Les chiffres mettent aussi en évidence le caractère général de l’inflation. Le baromètre de l’inflation à moyenne tronquée de la Fed de Cleveland, qui fait abstraction des variations de prix les plus marquées, est ressorti en hausse de 0,6% sur le mois, son rythme le plus élevé depuis septembre.

L’inflation est orientée à la hausse ces derniers mois. Le taux sur trois mois annualisé a grimpé à 4,6% en janvier, contre 4,3% en décembre, tout comme le taux sur six mois annualisé qui est passé de 5,1 à 5,3%. En outre, l’indice des prix à la production aux Etats-Unis est ressorti en hausse de 0,7% en glissement mensuel en janvier, au plus haut depuis sept mois.

Crainte d’une inflation salariale persistante

L’économie américaine a créé 517'000 nouveaux emplois (solde net) en janvier, plus de deux fois le chiffre prévu par le consensus (188'000), tandis que le taux de chômage est tombé à 3,4%, son plus bas niveau depuis 53 ans. La demande de main-d’œuvre demeure supérieure à l’offre, comme en témoigne le rapport JOLTS (Job Openings and Labor Turnover Survey) de décembre, qui fait état de 1,9 poste vacant pour 1 demandeur d’emploi.

En dépit des signes de ralentissement de l’inflation salariale, son niveau reste incompatible avec un retour à l’objectif d’inflation de la Fed. La progression du salaire horaire moyen en glissement annuel a ralenti à 4,4% en janvier, contre 4,8% le mois précédent. Mais elle s’est tout de même avérée plus forte que prévu (4,3%).
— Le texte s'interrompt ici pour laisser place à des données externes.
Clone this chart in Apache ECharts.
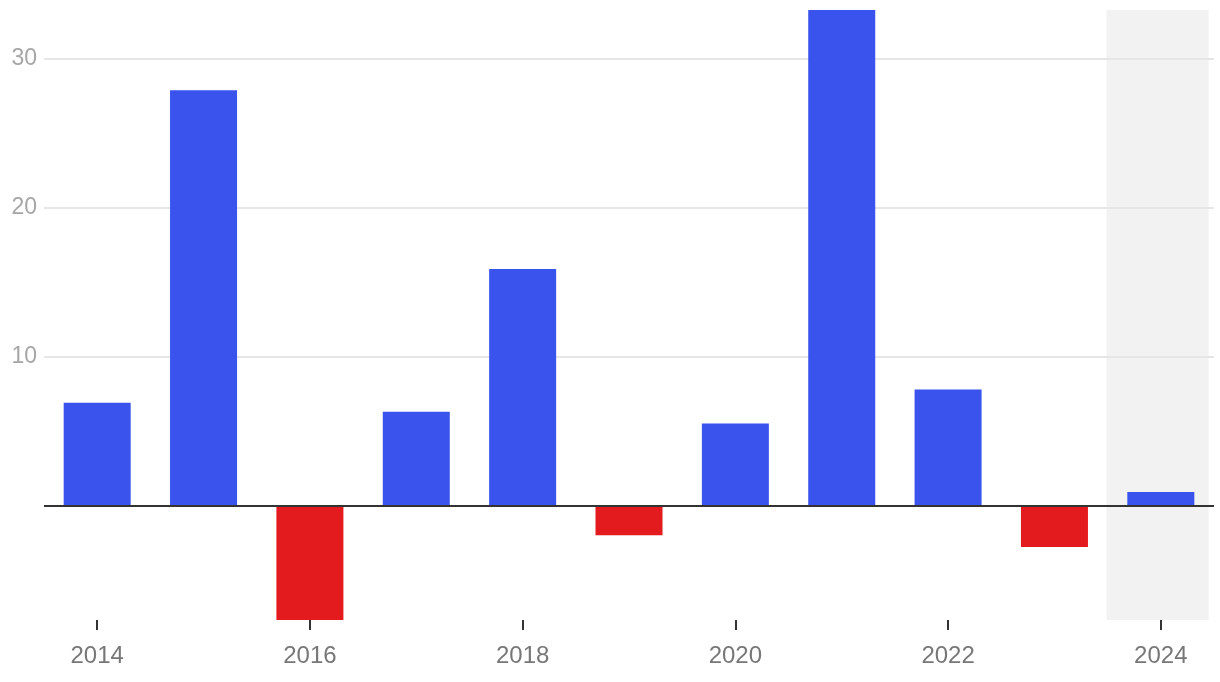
<!DOCTYPE html>
<html>
<head>
<meta charset="utf-8">
<script src="https://cdn.jsdelivr.net/npm/echarts@6/dist/echarts.min.js"></script>
<style>html,body{margin:0;padding:0;background:#fff}#c{width:1220px;height:682px}</style>
</head>
<body>
<div id="c"></div>
<script>
const categories = ['2014','2015','2016','2017','2018','2019','2020','2021','2022','2023','2024'];
const values = [6.9, 27.9, -7.7, 6.3, 15.9, -2.0, 5.5, 33.3, 7.8, -2.8, 0.9];
const shadedCategories = ['2024'];
const yTickLabels = [10, 20, 30];

const BLUE = '#3a53ec', RED = '#e31b1e';
const FONT = '"Liberation Sans", Arial, Helvetica, sans-serif';

const barData = values.map(v => ({ value: v, itemStyle: { color: v >= 0 ? BLUE : RED } }));
const shadeData = shadedCategories.map(c => [categories.indexOf(c)]);
const yMin = Math.min(...values), yMax = Math.max(...values);

const chart = echarts.init(document.getElementById('c'));
chart.setOption({
  animation: false,
  grid: { left: 44, right: 6, top: 10, bottom: 62 },
  xAxis: {
    type: 'category',
    data: categories,
    axisLine: { show: false, onZero: false },
    axisTick: { show: true, alignWithLabel: true, interval: 1, length: 10, lineStyle: { color: '#333', width: 2 } },
    axisLabel: { interval: 1, color: '#777', fontSize: 24, fontFamily: FONT, margin: 24 },
    splitLine: { show: false }
  },
  yAxis: {
    type: 'value',
    min: yMin,
    max: yMax,
    splitNumber: 4,
    z: 2,
    axisLine: { show: false },
    axisTick: { show: false },
    axisLabel: {
      color: '#a6a6a6', fontSize: 23, fontFamily: FONT, margin: 7,
      showMinLabel: false, showMaxLabel: false,
      formatter: v => yTickLabels.includes(Math.round(v * 1000) / 1000) ? String(v) : ''
    },
    splitLine: { show: true, showMinLine: false, showMaxLine: false, lineStyle: { color: '#e6e6e6', width: 2 } }
  },
  series: [{
    type: 'custom',
    data: shadeData,
    silent: true,
    z: 1,
    renderItem: (params, api) => {
      const cx = api.coord([api.value(0), 0])[0];
      const band = api.size([1, 0])[0];
      const cs = params.coordSys;
      return {
        type: 'rect',
        shape: { x: cx - band * 0.51, y: cs.y, width: band * 0.96, height: cs.height },
        style: { fill: '#f2f2f2' }
      };
    }
  }, {
    type: 'bar',
    data: barData,
    barWidth: '63%',
    z: 3,
    markLine: {
      silent: true,
      symbol: ['none', 'none'],
      label: { show: false },
      lineStyle: { color: '#333', width: 2, type: 'solid' },
      data: [{ yAxis: 0 }]
    }
  }]
});
</script>
</body>
</html>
En outre, la progression du salaire médian en moyenne glissante sur trois mois, calculée par la Fed d’Atlanta, est ressortie à 6,1% en janvier, soit nettement plus que la fourchette de 3 à 4% observée entre 2015 et la fin 2021.

En faire plus pour juguler l’inflation

Récemment, le président de la Fed de New York, John Williams, a déclaré que «compte tenu du dynamisme du marché de l’emploi, il est fort possible que l’inflation reste durablement élevée ou que nous soyons obligés de relever encore les taux».
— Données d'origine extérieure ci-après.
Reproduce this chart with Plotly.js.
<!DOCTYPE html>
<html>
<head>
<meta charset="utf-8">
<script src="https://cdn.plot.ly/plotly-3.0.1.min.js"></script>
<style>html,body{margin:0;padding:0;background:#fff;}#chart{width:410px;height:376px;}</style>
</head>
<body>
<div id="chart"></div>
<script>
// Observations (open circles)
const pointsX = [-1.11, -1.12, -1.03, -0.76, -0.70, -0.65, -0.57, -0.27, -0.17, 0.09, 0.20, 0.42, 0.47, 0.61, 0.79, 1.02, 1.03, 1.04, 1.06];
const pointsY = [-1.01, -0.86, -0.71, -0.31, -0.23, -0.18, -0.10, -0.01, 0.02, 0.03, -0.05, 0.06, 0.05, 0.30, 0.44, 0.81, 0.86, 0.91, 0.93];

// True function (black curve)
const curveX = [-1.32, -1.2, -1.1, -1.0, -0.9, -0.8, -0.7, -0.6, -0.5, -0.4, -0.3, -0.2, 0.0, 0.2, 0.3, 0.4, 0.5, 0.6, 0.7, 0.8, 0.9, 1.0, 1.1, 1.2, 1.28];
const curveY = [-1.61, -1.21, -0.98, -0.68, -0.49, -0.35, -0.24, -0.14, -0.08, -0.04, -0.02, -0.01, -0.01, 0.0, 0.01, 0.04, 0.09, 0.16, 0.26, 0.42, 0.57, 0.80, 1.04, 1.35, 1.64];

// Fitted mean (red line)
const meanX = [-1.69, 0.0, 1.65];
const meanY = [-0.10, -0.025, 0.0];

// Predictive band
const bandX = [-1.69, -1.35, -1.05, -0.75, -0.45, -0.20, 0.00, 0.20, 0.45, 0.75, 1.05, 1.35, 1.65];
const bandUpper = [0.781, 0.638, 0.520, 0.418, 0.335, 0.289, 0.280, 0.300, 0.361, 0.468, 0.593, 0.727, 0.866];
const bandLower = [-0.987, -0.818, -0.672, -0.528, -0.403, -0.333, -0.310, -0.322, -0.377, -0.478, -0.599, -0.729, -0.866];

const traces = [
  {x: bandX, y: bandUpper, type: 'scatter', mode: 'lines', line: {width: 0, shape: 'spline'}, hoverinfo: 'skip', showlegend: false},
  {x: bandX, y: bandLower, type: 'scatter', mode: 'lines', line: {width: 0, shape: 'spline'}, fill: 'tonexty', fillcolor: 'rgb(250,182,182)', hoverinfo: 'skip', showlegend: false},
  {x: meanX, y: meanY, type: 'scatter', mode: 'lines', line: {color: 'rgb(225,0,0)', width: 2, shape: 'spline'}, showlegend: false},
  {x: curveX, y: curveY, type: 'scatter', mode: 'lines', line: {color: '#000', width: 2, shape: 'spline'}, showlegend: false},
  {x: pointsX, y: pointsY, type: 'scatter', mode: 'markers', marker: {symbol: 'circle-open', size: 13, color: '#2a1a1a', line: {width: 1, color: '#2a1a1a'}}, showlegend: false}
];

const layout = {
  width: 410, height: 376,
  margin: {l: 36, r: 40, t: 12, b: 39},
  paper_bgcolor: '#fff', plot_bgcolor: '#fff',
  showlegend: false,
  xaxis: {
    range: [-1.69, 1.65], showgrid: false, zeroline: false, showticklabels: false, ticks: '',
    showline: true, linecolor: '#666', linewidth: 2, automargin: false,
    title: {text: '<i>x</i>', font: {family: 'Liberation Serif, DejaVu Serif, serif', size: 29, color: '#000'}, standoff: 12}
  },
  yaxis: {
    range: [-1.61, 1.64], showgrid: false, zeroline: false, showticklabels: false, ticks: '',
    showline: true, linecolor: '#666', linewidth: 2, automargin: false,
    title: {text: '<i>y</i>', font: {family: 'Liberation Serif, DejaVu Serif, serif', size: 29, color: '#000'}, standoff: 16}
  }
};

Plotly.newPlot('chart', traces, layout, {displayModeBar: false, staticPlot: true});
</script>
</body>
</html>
La présidente de la Fed de Dallas, Lorie Logan, a déclaré que la banque centrale «doit rester prête à poursuivre le relèvement de ses taux plus longtemps que prévu». Son homologue de Cleveland, Loretta Mester, a indiqué qu’elle avait plaidé pour un relèvement de 50 points de base (pb) lors de la réunion de la Fed de février, qui a accouché d’une hausse de 25 pb seulement.

Des points d’inflexion pour 2023

On peut entrevoir des points d’inflexion sur les fronts de l’inflation, de la politique monétaire et de l’humeur des marchés en 2023. Toutefois, les derniers développements confortent dans l’idée que les marchés sont allés un peu vite en besogne en tablant sur un virage accommodant de la Fed sur fond de décrue de l’inflation.

Dans ce contexte, on appréciera les stratégies qui procurent une exposition au marché des actions à la hausse, tout en ajoutant une protection à la baisse. On incorporera un mélange de valeurs défensives (biens de consommation de base, par exemple), décotées et de rendement, qui devraient surperformer dans un environnement caractérisé par une forte inflation et par un ralentissement de la croissance.

Quelques positions sur des valeurs cycliques devraient également bien se comporter lorsque les marchés commenceront à anticiper les inflexions. On appréciera les actions allemandes et celles des marchés émergents, les valeurs européennes de la consommation et les bénéficiaires du déconfinement de la Chine.